- **What the task requires**
Below are records; please set down exactly the lines from the first through the one containing "anchor=base east] (tail2)".
▬▬▬▬▬▬▬▬▬▬
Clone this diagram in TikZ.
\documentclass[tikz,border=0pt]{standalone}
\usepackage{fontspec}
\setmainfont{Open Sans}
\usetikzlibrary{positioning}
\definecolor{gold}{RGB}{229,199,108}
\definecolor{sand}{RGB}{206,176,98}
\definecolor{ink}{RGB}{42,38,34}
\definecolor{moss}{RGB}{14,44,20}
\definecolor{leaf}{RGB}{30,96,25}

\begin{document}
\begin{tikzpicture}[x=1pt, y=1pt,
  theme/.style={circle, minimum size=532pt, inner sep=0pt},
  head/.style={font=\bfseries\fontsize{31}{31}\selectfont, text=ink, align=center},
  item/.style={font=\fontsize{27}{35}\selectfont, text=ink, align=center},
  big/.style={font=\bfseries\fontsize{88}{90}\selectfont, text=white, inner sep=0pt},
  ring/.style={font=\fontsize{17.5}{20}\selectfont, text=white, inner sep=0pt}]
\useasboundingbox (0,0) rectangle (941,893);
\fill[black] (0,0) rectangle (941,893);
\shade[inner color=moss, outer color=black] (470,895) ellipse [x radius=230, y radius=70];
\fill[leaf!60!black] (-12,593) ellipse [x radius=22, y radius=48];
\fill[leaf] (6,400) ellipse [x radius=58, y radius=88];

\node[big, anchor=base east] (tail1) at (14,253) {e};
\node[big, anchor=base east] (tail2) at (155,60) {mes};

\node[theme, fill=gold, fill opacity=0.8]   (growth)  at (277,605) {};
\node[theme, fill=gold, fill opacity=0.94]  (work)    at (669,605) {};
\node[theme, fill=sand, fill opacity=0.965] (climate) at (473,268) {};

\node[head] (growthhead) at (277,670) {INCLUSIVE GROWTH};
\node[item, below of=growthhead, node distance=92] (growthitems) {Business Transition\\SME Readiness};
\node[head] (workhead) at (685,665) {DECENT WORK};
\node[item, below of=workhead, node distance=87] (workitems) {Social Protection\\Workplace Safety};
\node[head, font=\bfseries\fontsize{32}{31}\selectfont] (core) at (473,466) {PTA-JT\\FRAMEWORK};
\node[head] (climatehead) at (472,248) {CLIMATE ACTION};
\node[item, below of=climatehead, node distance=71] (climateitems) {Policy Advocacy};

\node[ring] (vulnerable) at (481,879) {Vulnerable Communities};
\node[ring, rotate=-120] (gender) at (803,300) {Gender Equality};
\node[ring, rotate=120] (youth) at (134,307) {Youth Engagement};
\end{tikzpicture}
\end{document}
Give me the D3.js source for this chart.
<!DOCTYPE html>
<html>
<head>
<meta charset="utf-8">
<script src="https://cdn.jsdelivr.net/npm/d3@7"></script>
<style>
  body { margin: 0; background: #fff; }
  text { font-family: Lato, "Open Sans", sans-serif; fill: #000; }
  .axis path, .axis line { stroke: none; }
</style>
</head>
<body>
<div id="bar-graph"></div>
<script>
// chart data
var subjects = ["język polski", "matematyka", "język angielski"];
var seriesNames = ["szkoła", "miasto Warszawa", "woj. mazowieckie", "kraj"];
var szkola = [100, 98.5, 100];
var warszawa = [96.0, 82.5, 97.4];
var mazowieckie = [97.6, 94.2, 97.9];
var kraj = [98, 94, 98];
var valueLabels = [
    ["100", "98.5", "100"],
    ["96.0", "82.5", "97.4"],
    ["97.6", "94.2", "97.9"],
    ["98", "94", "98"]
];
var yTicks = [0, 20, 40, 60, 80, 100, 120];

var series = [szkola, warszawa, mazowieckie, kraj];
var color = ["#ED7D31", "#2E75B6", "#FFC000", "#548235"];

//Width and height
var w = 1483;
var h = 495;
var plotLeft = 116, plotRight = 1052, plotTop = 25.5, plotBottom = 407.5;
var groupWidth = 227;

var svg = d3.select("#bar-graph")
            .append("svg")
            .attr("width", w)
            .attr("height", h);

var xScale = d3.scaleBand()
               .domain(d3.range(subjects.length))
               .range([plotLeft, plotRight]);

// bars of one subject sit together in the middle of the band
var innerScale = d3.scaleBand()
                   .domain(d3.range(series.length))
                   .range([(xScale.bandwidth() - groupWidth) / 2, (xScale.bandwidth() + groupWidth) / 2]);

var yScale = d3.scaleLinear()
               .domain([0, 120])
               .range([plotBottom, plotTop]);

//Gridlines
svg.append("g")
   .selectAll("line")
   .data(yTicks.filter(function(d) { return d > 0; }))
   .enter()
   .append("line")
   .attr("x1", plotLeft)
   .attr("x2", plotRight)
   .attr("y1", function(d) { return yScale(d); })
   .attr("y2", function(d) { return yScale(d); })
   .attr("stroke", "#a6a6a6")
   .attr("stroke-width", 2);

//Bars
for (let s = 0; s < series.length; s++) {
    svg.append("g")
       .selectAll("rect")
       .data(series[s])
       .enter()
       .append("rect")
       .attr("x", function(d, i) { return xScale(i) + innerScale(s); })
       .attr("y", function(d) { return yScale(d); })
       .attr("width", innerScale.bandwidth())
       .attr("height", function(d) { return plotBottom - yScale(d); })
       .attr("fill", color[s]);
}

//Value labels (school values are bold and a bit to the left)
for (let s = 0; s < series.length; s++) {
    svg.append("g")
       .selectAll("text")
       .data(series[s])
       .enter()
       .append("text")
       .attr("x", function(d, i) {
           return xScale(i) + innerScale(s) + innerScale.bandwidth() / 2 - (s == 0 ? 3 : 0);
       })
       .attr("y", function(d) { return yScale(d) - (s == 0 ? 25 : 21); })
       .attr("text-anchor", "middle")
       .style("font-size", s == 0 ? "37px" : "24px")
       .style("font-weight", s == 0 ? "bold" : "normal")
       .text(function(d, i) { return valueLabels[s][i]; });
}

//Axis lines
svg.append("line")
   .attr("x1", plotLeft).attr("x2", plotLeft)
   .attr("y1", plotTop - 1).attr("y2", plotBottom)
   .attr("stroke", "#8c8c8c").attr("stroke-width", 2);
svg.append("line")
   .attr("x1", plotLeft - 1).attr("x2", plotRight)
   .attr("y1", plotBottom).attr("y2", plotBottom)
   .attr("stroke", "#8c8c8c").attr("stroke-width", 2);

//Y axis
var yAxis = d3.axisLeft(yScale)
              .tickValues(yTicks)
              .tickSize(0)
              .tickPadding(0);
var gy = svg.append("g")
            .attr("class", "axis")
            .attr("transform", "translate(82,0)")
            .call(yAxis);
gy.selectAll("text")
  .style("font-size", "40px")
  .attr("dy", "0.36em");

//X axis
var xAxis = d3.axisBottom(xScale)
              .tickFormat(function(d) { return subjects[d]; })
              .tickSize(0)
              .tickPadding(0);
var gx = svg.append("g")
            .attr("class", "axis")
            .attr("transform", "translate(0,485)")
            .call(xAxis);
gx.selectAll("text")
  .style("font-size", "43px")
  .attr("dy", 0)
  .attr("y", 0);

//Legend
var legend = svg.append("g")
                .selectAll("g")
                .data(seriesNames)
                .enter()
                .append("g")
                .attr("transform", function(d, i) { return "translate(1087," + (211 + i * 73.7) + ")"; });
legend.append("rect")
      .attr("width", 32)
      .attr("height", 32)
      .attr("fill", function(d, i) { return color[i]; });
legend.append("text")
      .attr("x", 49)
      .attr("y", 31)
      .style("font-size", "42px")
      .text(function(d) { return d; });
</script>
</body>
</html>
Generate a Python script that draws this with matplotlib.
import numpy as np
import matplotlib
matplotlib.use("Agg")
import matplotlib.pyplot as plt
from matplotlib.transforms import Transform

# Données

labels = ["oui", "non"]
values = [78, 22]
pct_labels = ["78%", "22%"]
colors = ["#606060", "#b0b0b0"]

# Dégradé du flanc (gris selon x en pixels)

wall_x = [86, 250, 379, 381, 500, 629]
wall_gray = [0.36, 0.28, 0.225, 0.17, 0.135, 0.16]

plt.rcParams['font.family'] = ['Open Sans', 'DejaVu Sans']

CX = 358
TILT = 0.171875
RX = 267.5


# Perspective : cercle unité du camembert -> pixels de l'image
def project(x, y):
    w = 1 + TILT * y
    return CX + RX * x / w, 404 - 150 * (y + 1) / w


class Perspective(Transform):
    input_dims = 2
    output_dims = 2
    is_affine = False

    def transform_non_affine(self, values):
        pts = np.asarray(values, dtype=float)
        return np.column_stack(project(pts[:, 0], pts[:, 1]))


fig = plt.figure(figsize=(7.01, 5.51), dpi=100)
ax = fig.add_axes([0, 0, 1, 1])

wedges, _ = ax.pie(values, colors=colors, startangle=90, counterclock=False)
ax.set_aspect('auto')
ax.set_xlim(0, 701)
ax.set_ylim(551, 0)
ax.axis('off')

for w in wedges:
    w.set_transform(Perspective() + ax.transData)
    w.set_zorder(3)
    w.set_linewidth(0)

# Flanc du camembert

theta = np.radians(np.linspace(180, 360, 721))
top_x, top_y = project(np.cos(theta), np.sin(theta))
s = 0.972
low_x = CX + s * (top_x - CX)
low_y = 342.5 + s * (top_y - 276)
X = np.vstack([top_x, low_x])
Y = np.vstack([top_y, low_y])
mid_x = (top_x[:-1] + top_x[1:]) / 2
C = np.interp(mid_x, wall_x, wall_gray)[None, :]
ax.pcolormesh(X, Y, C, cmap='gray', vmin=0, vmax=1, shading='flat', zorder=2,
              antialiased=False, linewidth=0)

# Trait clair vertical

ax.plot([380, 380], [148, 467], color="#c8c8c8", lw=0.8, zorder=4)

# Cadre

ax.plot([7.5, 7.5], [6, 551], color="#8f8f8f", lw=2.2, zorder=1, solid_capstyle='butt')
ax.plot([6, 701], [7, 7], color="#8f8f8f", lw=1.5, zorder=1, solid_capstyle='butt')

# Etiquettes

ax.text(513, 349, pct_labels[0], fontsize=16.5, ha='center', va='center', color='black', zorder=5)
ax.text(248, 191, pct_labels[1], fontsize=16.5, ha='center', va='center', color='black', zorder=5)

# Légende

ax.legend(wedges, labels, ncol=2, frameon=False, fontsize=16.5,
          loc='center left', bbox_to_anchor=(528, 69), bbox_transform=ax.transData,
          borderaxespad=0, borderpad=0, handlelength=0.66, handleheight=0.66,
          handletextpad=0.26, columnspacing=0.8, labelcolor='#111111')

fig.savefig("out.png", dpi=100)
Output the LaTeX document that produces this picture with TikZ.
▬▬▬▬▬▬▬▬▬▬
- **Answer in full**
Clone this diagram in TikZ.
\documentclass[tikz,border=0pt]{standalone}
\usepackage{fontspec}
\setmainfont{Open Sans}
\usetikzlibrary{positioning}
\definecolor{gold}{RGB}{229,199,108}
\definecolor{sand}{RGB}{206,176,98}
\definecolor{ink}{RGB}{42,38,34}
\definecolor{moss}{RGB}{14,44,20}
\definecolor{leaf}{RGB}{30,96,25}

\begin{document}
\begin{tikzpicture}[x=1pt, y=1pt,
  theme/.style={circle, minimum size=532pt, inner sep=0pt},
  head/.style={font=\bfseries\fontsize{31}{31}\selectfont, text=ink, align=center},
  item/.style={font=\fontsize{27}{35}\selectfont, text=ink, align=center},
  big/.style={font=\bfseries\fontsize{88}{90}\selectfont, text=white, inner sep=0pt},
  ring/.style={font=\fontsize{17.5}{20}\selectfont, text=white, inner sep=0pt}]
\useasboundingbox (0,0) rectangle (941,893);
\fill[black] (0,0) rectangle (941,893);
\shade[inner color=moss, outer color=black] (470,895) ellipse [x radius=230, y radius=70];
\fill[leaf!60!black] (-12,593) ellipse [x radius=22, y radius=48];
\fill[leaf] (6,400) ellipse [x radius=58, y radius=88];

\node[big, anchor=base east] (tail1) at (14,253) {e};
\node[big, anchor=base east] (tail2) at (155,60) {mes};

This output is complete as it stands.